The burial of the world’s first temple may have been an act of respect, a way of saying goodbye to a sacred chapter of their lives. Or it may have been an act of protection, hiding something powerful from misuse. It may even have been a message to the future, though unintended, preserving their work beyond their own time.
Rediscovery and Responsibility
Today, Göbekli Tepe stands exposed once more, its pillars rising again into the sunlight. Modern visitors walk among stones older than agriculture, older than cities, older than written language. The site has become a symbol of humanity’s deep past and its enduring capacity for wonder.
With rediscovery comes responsibility. Göbekli Tepe is fragile, vulnerable to weather, tourism, and time. Preserving it requires not only technical care but conceptual respect. We must allow it to remain enigmatic, resisting the urge to force definitive answers where evidence is incomplete.
The true significance of Göbekli Tepe may lie not in solving its mysteries, but in acknowledging them.
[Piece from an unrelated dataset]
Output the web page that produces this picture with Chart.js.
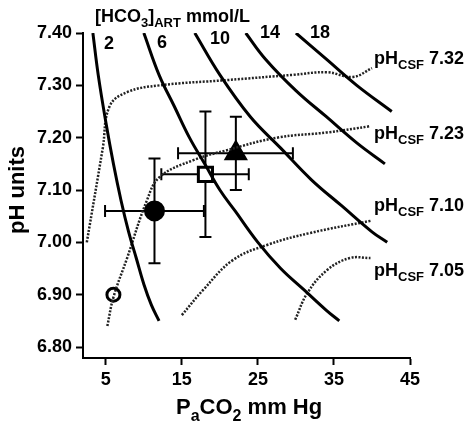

It reminds us that human history is not a simple ascent, but a complex tapestry of ideas, choices, and beliefs.
Why We Buried the First Temple
So why did we bury the world’s first temple? The most honest answer is that we do not fully know. But within that uncertainty lies a deeper truth. Göbekli Tepe reveals that from the very beginning, humans were driven by more than survival. We sought connection, meaning, and transcendence.
The burial was not an erasure but a transformation. By covering the stones, the builders ensured their survival across unimaginable spans of time. In doing so, they unknowingly sent a message forward, one that we are only now beginning to hear.
Göbekli Tepe stands as a reminder that civilization did not begin with walls and farms, but with stories, symbols, and shared sacred spaces. And sometimes, to move forward, humanity has chosen not to destroy its past, but to gently lay it to rest beneath the earth, trusting that one day, someone would uncover it and ask the same questions all over again.